(Plotting code records)

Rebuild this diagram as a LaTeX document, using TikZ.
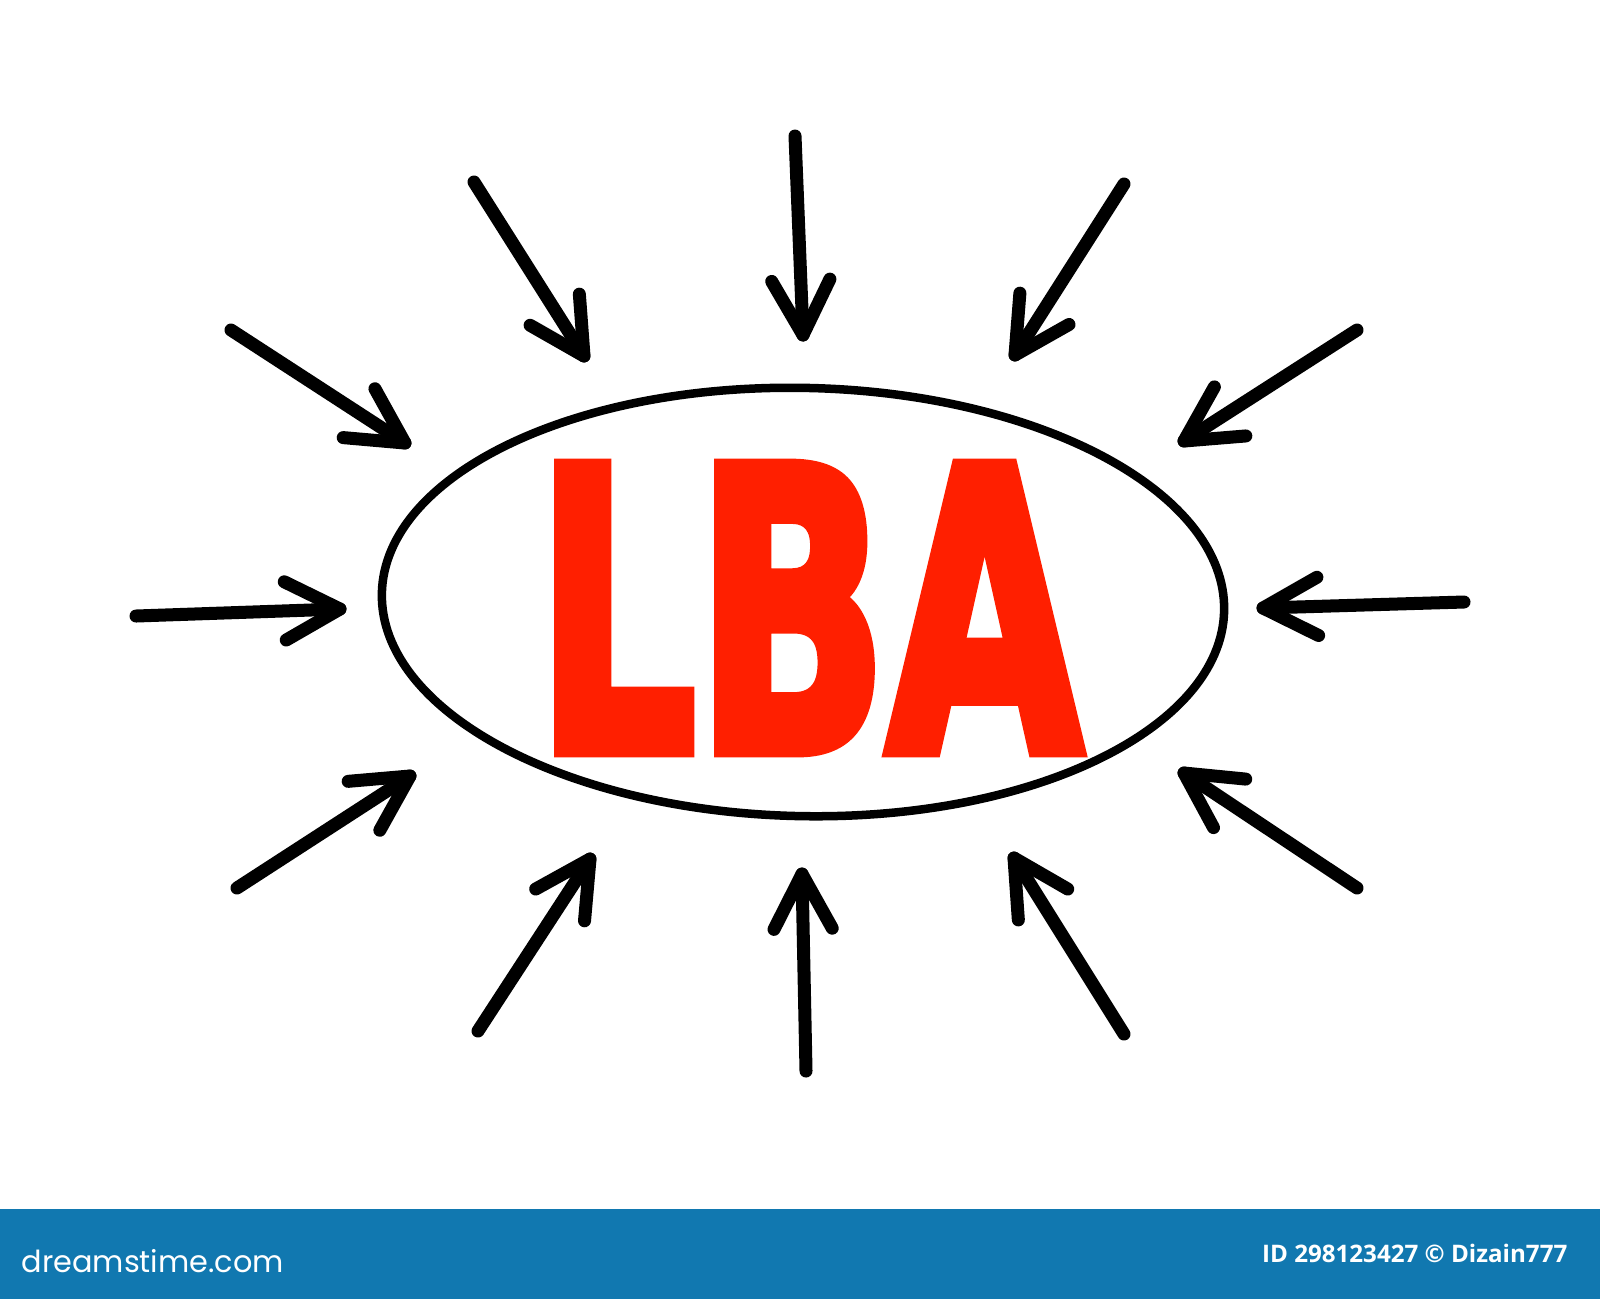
\documentclass[tikz,border=0pt]{standalone}
\usepackage{fontspec}
\usetikzlibrary{calc,shapes.geometric}
\newfontfamily\lbafont[FakeBold=4]{DejaVu Sans Bold}
\newfontfamily\barfont{Open Sans}
\newfontfamily\logofont{Poppins}
\definecolor{lbared}{HTML}{FF1F00}
\definecolor{barblue}{HTML}{1178B0}
\begin{document}
\begin{tikzpicture}[x=0.01cm,y=-0.01cm,
  arrowline/.style={line width=0.13cm,line cap=round,line join=round,black},
  ringline/.style={draw=black,line width=0.085cm,ellipse,inner sep=0pt,minimum width=8.42cm,minimum height=4.28cm}]
\useasboundingbox (0,0) rectangle (1600,1299);
\fill[white] (0,0) rectangle (1600,1209);
\fill[barblue] (0,1209) rectangle (1600,1299);
% ellipse and text
\node[ringline,rotate=-1.2] (ring) at (803,602) {};
\node[inner sep=0pt,text=lbared] (lba) at (809,608) {\resizebox{5.45cm}{2.83cm}{\lbafont LBA}};
% arrow coordinates
\coordinate (t1) at (136,616);  \coordinate (h1) at (340,609);
\coordinate (t2) at (231,330);  \coordinate (h2) at (405,443);
\coordinate (t3) at (474,182);  \coordinate (h3) at (584,356);
\coordinate (t4) at (795,136);  \coordinate (h4) at (803,335);
\coordinate (t5) at (1124,184); \coordinate (h5) at (1015,355);
\coordinate (t6) at (1357,330); \coordinate (h6) at (1184,441);
\coordinate (t7) at (1464,602); \coordinate (h7) at (1263,608);
\coordinate (t8) at (1357,888); \coordinate (h8) at (1184,773);
\coordinate (t9) at (1124,1034);\coordinate (h9) at (1014,858);
\coordinate (t10) at (806,1071);\coordinate (h10) at (802,874);
\coordinate (t11) at (478,1031);\coordinate (h11) at (590,859);
\coordinate (t12) at (237,888); \coordinate (h12) at (410,776);
\foreach \i in {1,...,12}{
  \draw[arrowline] (t\i) -- (h\i);
  \draw[arrowline] ($(h\i)!0.62cm!28:(t\i)$) -- (h\i) -- ($(h\i)!0.62cm!-28:(t\i)$);
}
% bottom bar texts
\node[anchor=south west,inner sep=0pt,text=white] (logo) at (21,1273) {\resizebox{2.62cm}{!}{\logofont dreamstime.com}};
\node[anchor=south east,inner sep=0pt,text=white] (credit) at (1568,1263) {\resizebox{3.05cm}{!}{\barfont\bfseries ID 298123427 © Dizain777}};
\end{tikzpicture}
\end{document}
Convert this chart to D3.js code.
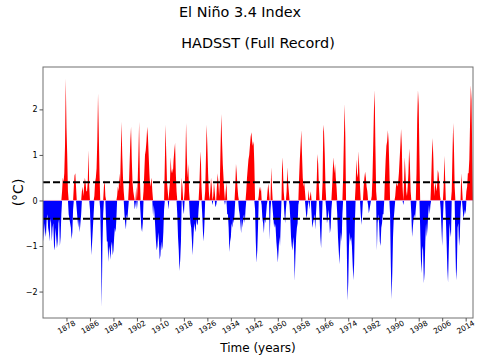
<!DOCTYPE html>
<html>
<head>
<meta charset="utf-8">
<script src="https://cdn.jsdelivr.net/npm/d3@7"></script>
<style>
  body { margin: 0; background: #fff; }
  text { font-family: "DejaVu Sans", sans-serif; fill: #000; }
</style>
</head>
<body>
<div id="chart-area"></div>
<script>
// data: nino 3.4 anomaly (deg C) at 4 samples a year (jan, apr, jul, oct)
var startYear = 1870;
var samplesPerYear = 4;
var anomaly = [
  -0.6, -0.9, -0.5, -0.7,   -0.8, -0.4, -0.3, -0.6,   -0.7, -0.9, -0.4, -0.5,   -0.9, -0.6, -0.5, -1.0,   -1.1, -0.6, -0.8, -1.05,
  -0.9, -0.5, -0.4, -1.0,   -0.8, -0.3, 0.2, 0.5,     0.4, 0.6, 1.2, 2.68,      1.6, 1.0, 0.2, -0.3,      -0.4, -0.5, -0.6, -0.85,
  -0.7, -0.2, 0.3, 0.55,    0.6, 0.3, -0.2, -0.4,     -0.6, -0.4, -0.7, -0.5,   -0.3, 0.2, 0.3, 0.1,      0.3, 0.5, 0.4, 0.2,
  0.2, 0.4, 1.1, 0.3,       -0.2, -0.7, -1.2, -0.9,   -0.6, -0.3, 0.1, 0.4,     0.5, 0.7, 1.3, 2.35,      1.5, 0.6, -0.2, -1.0,
  -2.33, -1.0, -0.3, 0.3,   0.45, 0.1, -0.5, -0.9,    -0.9, -1.35, -1.0, -1.1,  -1.3, -1.0, -0.9, -1.2,   -1.1, -0.8, -0.6, -0.7,
  -0.4, 0.1, 0.3, 0.2,      0.6, 0.3, 1.0, 1.73,      1.0, 0.5, 0.2, -0.3,      -0.5, -0.64, -0.3, -0.4,  -0.2, 0.3, 0.8, 1.3,
  1.62, 0.9, 0.4, 0.2,      0.1, -0.2, -0.1, 0.3,     -0.2, 0.4, 1.0, 1.73,     0.5, -0.3, -0.6, -0.69,   -0.5, 0.2, 0.6, 1.0,
  1.1, 1.3, 1.62, 1.4,      1.0, 0.6, 0.3, 0.4,       0.5, 0.2, -0.35, -0.1,    -0.3, -0.6, -0.9, -1.1,   -1.0, -0.7, -0.9, -1.3,
  -1.2, -0.9, -1.1, -1.0,   -0.7, -0.2, 0.8, 1.66,    1.0, 0.4, 0.2, -0.2,      0.2, 0.4, 0.95, 0.6,      0.7, 0.6, 0.9, 1.1,
  1.26, 0.6, 0.2, -0.3,     -0.8, -1.1, -1.55, -1.3,  -0.9, 0.5, 0.3, -0.2,     -0.3, 0.2, 0.8, 1.7,      1.0, 0.5, 0.8, 0.2,
  -0.3, -0.5, -0.6, -0.9,   -1.2, -0.8, -0.5, -0.6,   -0.7, -0.4, -0.55, -0.5,  -0.2, 0.3, 0.8, 1.08,     0.3, -0.3, -0.7, -0.9,
  -0.5, 0.2, 0.9, 1.66,     1.2, 0.6, 0.2, 0.0,       0.2, 0.5, 0.3, -0.1,      0.1, 0.4, 0.2, -0.15,     -0.1, 0.3, 0.6, 0.4,
  0.1, 0.4, 1.2, 1.9,       1.3, 0.8, 0.5, 0.2,       -0.1, 0.2, 0.4, -0.3,     -0.3, -0.6, -1.13, -0.9,  -0.8, -0.5, -0.6, -0.4,
  -0.5, -0.3, 0.3, 0.8,     0.6, 0.3, 0.1, -0.2,      -0.3, -0.5, -0.72, -0.4,  -0.6, -0.4, -0.3, -0.5,   -0.2, 0.2, 0.5, 0.7,
  0.9, 1.0, 1.2, 1.4,       1.5, 1.3, 1.2, 1.3,       0.8, -0.2, -0.9, -1.37,   -1.1, -0.6, 0.1, 0.3,     0.2, 0.3, -0.1, -0.4,
  -0.5, -0.72, -0.4, -0.5,  -0.3, -0.1, 0.2, 0.37,    0.2, -0.87, -0.2, 0.73,   0.3, -0.2, -0.4, -0.6,    -0.5, -0.6, -0.9, -1.1,
  -1.37, -1.1, -0.8, -1.0,  -0.5, 0.0, 0.95, 0.7,     0.2, -0.3, -0.5, -0.2,    0.2, 0.73, 0.4, 0.2,      -0.1, -0.4, -0.8, -1.0,
  -1.1, -0.8, -1.0, -1.77,  -1.2, -0.8, -0.6, -0.5,   -0.1, 0.5, 0.9, 1.2,      1.54, 1.0, 0.5, 0.3,      0.4, 0.2, -0.2, -0.4,
  -0.3, -0.1, 0.24, -0.2,   0.1, 0.2, -0.3, -0.6,     -0.5, -0.4, -0.3, -0.64,  -0.3, 0.4, 1.02, 0.8,     0.3, -0.4, -0.8, -1.05,
  -0.5, 0.4, 1.66, 1.5,     1.0, 0.3, -0.2, -0.5,     -0.4, -0.2, -0.4, -0.72,  -0.6, -0.2, 0.3, 0.7,     0.95, 0.6, 0.8, 0.5,
  0.3, -0.3, -0.8, -1.1,    -1.4, -1.0, -0.7, -0.9,   -0.3, 0.5, 1.3, 2.12,     1.4, 0.0, -1.0, -2.2,     -1.8, -1.0, -0.7, -0.9,
  -0.8, -1.0, -1.4, -1.75,  -1.4, -0.5, 0.3, 0.9,     0.6, 0.5, 1.08, 0.7,      0.3, -0.3, -0.54, -0.3,   0.0, 0.3, 0.5, 0.63,
  0.5, 0.3, 0.2, -0.1,      -0.28, -0.2, -0.1, 0.0,   0.1, 0.5, 1.2, 2.0,       2.42, 1.2, 0.2, -1.1,     -0.5, -0.3, -0.5, -0.9,
  -1.0, -0.6, -0.5, -0.3,   -0.3, 0.0, 0.5, 0.9,      1.2, 1.3, 1.54, 1.3,      0.7, -0.3, -1.4, -2.17,   -1.6, -0.8, -0.4, -0.2,
  0.1, 0.3, 0.4, 0.3,       0.4, 0.6, 0.9, 1.2,       1.57, 1.2, 0.3, -0.1,     0.4, 0.95, 0.6, 0.2,      0.1, 0.3, 0.6, 1.14,
  0.8, 0.2, -0.3, -0.8,     -0.6, -0.4, -0.3, -0.4,   -0.2, 0.6, 1.8, 2.42,     2.1, 1.0, -0.6, -1.3,     -1.6, -1.0, -1.1, -1.82,
  -1.6, -0.9, -0.5, -0.8,   -0.6, -0.3, -0.1, -0.3,   -0.1, 0.4, 1.0, 1.37,     0.9, 0.1, 0.3, 0.4,       0.2, 0.3, 0.67, 0.6,
  0.4, 0.1, -0.2, -0.6,     -1.0, -0.4, 0.3, 0.98,    0.5, -0.4, -0.9, -1.5,    -1.8, -1.1, -0.5, -0.7,   -0.8, 0.2, 1.0, 1.7,
  1.2, 0.3, -1.0, -1.75,    -1.5, -0.6, -0.5, -1.0,   -0.8, -0.2, 0.6, 0.3,     -0.2, -0.4, -0.3, -0.2,   -0.3, 0.2, 0.3, 0.6,
  0.6, 0.9, 1.7, 2.53,      2.2, 1.0, 0.0
];
var thresholds = [0.4, -0.4];
var xTicks = [1878, 1886, 1894, 1902, 1910, 1918, 1926, 1934, 1942, 1950, 1958, 1966, 1974, 1982, 1990, 1998, 2006, 2014];
var yTicks = [-2, -1, 0, 1, 2];

// setting up SVG drawing area
var margin = { top: 67, right: 7, bottom: 42, left: 43 };
var width = 480 - margin.left - margin.right;
var height = 360 - margin.top - margin.bottom;

var svgRoot = d3
  .select("#chart-area")
  .append("svg")
  .attr("width", 480)
  .attr("height", 360);

var svg = svgRoot
  .append("g")
  .attr("transform", `translate(${margin.left}, ${margin.top})`);

var data = anomaly.map((v, i) => ({ t: startYear + i / samplesPerYear, v: v }));

// scales (y padded by 5% like matplotlib autoscale)
var x = d3.scaleLinear().domain(d3.extent(data, (d) => d.t)).range([0, width]);
var ext = d3.extent(data, (d) => d.v);
var pad = (ext[1] - ext[0]) * 0.05;
var y = d3.scaleLinear().domain([ext[0] - pad, ext[1] + pad]).range([height, 0]);

// red above zero, blue below
var posArea = d3.area().x((d) => x(d.t)).y0(y(0)).y1((d) => y(Math.max(d.v, 0)));
var negArea = d3.area().x((d) => x(d.t)).y0(y(0)).y1((d) => y(Math.min(d.v, 0)));

svg.append("path").datum(data).attr("fill", "#ff0000").attr("d", posArea);
svg.append("path").datum(data).attr("fill", "#0000ff").attr("d", negArea);

// faint edge at zero
svg
  .append("line")
  .attr("x1", 0)
  .attr("x2", width)
  .attr("y1", y(0))
  .attr("y2", y(0))
  .attr("stroke", "#e9a9cf")
  .attr("stroke-width", 0.8);

// threshold lines
svg
  .selectAll(".thresh")
  .data(thresholds)
  .join("line")
  .attr("class", "thresh")
  .attr("x1", 0)
  .attr("x2", width)
  .attr("y1", (d) => y(d))
  .attr("y2", (d) => y(d))
  .attr("stroke", "#000")
  .attr("stroke-width", 2)
  .attr("stroke-dasharray", "7,3");

// frame
svg
  .append("rect")
  .attr("width", width)
  .attr("height", height)
  .attr("fill", "none")
  .attr("stroke", "#707070")
  .attr("stroke-width", 1);

// axes
var xAxis = d3.axisBottom(x).tickValues(xTicks).tickSize(3.5).tickFormat("");
var yAxis = d3.axisLeft(y).tickValues(yTicks).tickSize(3.5).tickPadding(2)
  .tickFormat((d) => (d < 0 ? "\u2212" + Math.abs(d) : d));

var gx = svg.append("g").attr("transform", `translate(0, ${height})`).call(xAxis);
var gy = svg.append("g").call(yAxis);
gx.select(".domain").remove();
gy.select(".domain").remove();
gx.selectAll(".tick line").attr("stroke", "#555");
gy.selectAll(".tick line").attr("stroke", "#555");
gy.selectAll(".tick text").style("font-size", "8px").style("font-family", "DejaVu Sans");

// rotated year labels
svg
  .selectAll(".xlab")
  .data(xTicks)
  .join("text")
  .attr("class", "xlab")
  .attr("transform", (d) => `translate(${x(d)}, ${height + 9}) rotate(-30)`)
  .attr("text-anchor", "middle")
  .attr("dy", "0.35em")
  .style("font-size", "7.5px")
  .text((d) => d);

// titles and labels
svgRoot
  .append("text")
  .attr("x", 240)
  .attr("y", 17)
  .attr("text-anchor", "middle")
  .style("font-size", "14.4px")
  .text("El Niño 3.4 Index");

svgRoot
  .append("text")
  .attr("x", margin.left + width / 2)
  .attr("y", 48)
  .attr("text-anchor", "middle")
  .style("font-size", "14.4px")
  .text("HADSST (Full Record)");

svgRoot
  .append("text")
  .attr("x", margin.left + width / 2)
  .attr("y", 352)
  .attr("text-anchor", "middle")
  .style("font-size", "12px")
  .text("Time (years)");

svgRoot
  .append("text")
  .attr("transform", `translate(23, ${margin.top + height / 2}) rotate(-90)`)
  .attr("text-anchor", "middle")
  .style("font-size", "14px")
  .text("(°C)");
</script>
</body>
</html>
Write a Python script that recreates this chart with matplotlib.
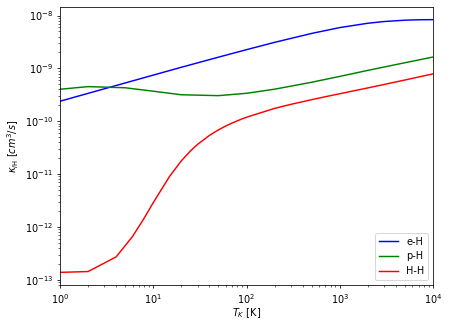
import matplotlib
matplotlib.use("Agg")
import matplotlib.pyplot as plt
import numpy as np

plt.rcParams['figure.dpi'] = 70
plt.rcParams['savefig.dpi'] = 70

# e-H
T_eH = [1, 2, 5, 10, 20, 50, 100, 200, 500, 1000, 2000, 3000, 5000, 7000, 10000]
k_eH = [2.39e-10, 3.37e-10, 5.30e-10, 7.46e-10, 1.05e-9, 1.63e-9, 2.26e-9, 3.11e-9,
        4.59e-9, 5.92e-9, 7.15e-9, 7.71e-9, 8.17e-9, 8.32e-9, 8.37e-9]
# p-H
T_pH = [1, 2, 5, 10, 20, 50, 100, 200, 500, 1000, 2000, 5000, 10000]
k_pH = [4.03e-10, 4.52e-10, 4.30e-10, 3.70e-10, 3.17e-10, 3.05e-10, 3.38e-10, 4.04e-10,
        5.47e-10, 7.05e-10, 9.17e-10, 1.28e-9, 1.64e-9]
# H-H
T_HH = [1, 2, 4, 6, 8, 10, 15, 20, 25, 30, 40, 50, 60, 70, 80, 90, 100, 200, 300,
        500, 700, 1000, 2000, 3000, 5000, 7000, 10000]
k_HH = [1.38e-13, 1.43e-13, 2.71e-13, 6.60e-13, 1.47e-12, 2.88e-12, 9.10e-12, 1.78e-11,
        2.73e-11, 3.67e-11, 5.38e-11, 6.86e-11, 8.14e-11, 9.25e-11, 1.02e-10, 1.11e-10,
        1.19e-10, 1.75e-10, 2.09e-10, 2.56e-10, 2.91e-10, 3.31e-10, 4.27e-10, 4.97e-10,
        6.03e-10, 6.87e-10, 7.87e-10]

fig = plt.figure(figsize=(450/70, 326/70), dpi=70)
ax = fig.add_axes([60/450, 41/326, 373/450, 278/326])
ax.plot(T_eH, k_eH, color='blue', label='e-H')
ax.plot(T_pH, k_pH, color='green', label='p-H')
ax.plot(T_HH, k_HH, color='red', label='H-H')
ax.set_xscale('log')
ax.set_yscale('log')
ax.set_xlim(1, 1e4)
ax.set_xlabel(r'$T_K$ [K]', labelpad=1)
ax.set_ylabel(r'$\kappa_{i\rm H}$ [$cm^3/s$]')
ax.legend(loc='lower right')
fig.savefig('out.png', dpi=70)
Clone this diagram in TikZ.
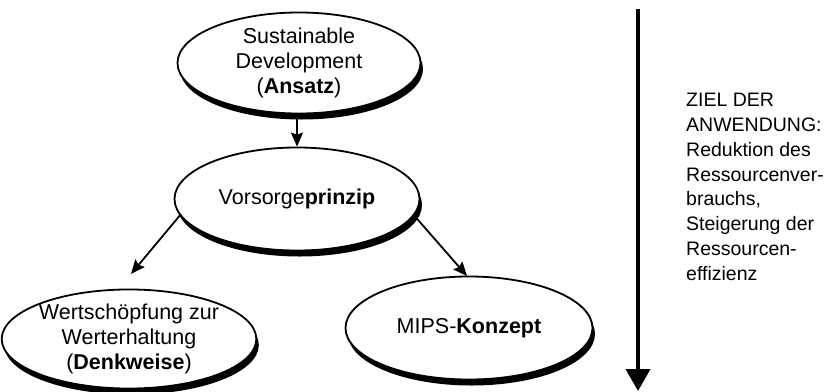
\documentclass[tikz,border=0pt]{standalone}
\usepackage{fontspec}
\setmainfont{Liberation Sans}
\usetikzlibrary{shapes.geometric,shadows,arrows.meta}

\begin{document}
\begin{tikzpicture}[x=1pt,y=-1pt,
  concept/.style={ellipse, draw, line width=1.8pt, fill=white, inner sep=0pt,
    align=center, font=\fontsize{21.5}{25}\selectfont,
    drop shadow={opacity=1, fill=black, shadow xshift=2.5pt, shadow yshift=-6pt}},
  link/.style={line width=1.8pt, -{Stealth[length=14pt,width=12pt,inset=2pt]}},
  goalarrow/.style={line width=4pt, -{Triangle[length=22pt,width=24pt]}},
  goaltext/.style={align=left, inner sep=0pt, anchor=north west,
    font=\fontsize{19.5}{24.8}\selectfont}]

  \useasboundingbox (0,0) rectangle (824,391);

  % concept ellipses
  \node[concept, minimum width=243pt, minimum height=101pt] (sd) at (299,63)
    {Sustainable\\Development\\(\textbf{Ansatz})};
  \node[concept, minimum width=245pt, minimum height=103pt] (vp) at (297,199)
    {Vorsorge\textbf{prinzip}};
  \node[concept, minimum width=244pt, minimum height=92pt] (wz) at (129,339)
    {Wertschöpfung zur\\Werterhaltung\\(\textbf{Denkweise})};
  \node[concept, minimum width=247pt, minimum height=103pt] (mips) at (469,328)
    {MIPS-\textbf{Konzept}};

  % connectors
  \coordinate (wzin) at (131,274);
  \coordinate (mipsin) at (467,276);
  \draw[link] (vp.north |- sd.south) -- (vp.north);
  \draw[link] (vp.188) -- (wzin);
  \draw[link] (vp.352) -- (mipsin);

  % goal of application
  \coordinate (goaltop) at (638,9);
  \coordinate (goalend) at (638,391);
  \draw[goalarrow] (goaltop) -- (goalend);
  \node[goaltext] (goal) at (686,93)
    {ZIEL DER\\ANWENDUNG:\\Reduktion des\\Ressourcenver-\\brauchs,\\Steigerung der\\Ressourcen-\\effizienz};
\end{tikzpicture}
\end{document}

What to produce. Which lines above contain "matplotlib"? Show each of them.

Answer.
// scales (y padded by 5% like matplotlib autoscale)
Write a Python script that recreates this chart with matplotlib.
import matplotlib
matplotlib.use("Agg")
import matplotlib.pyplot as plt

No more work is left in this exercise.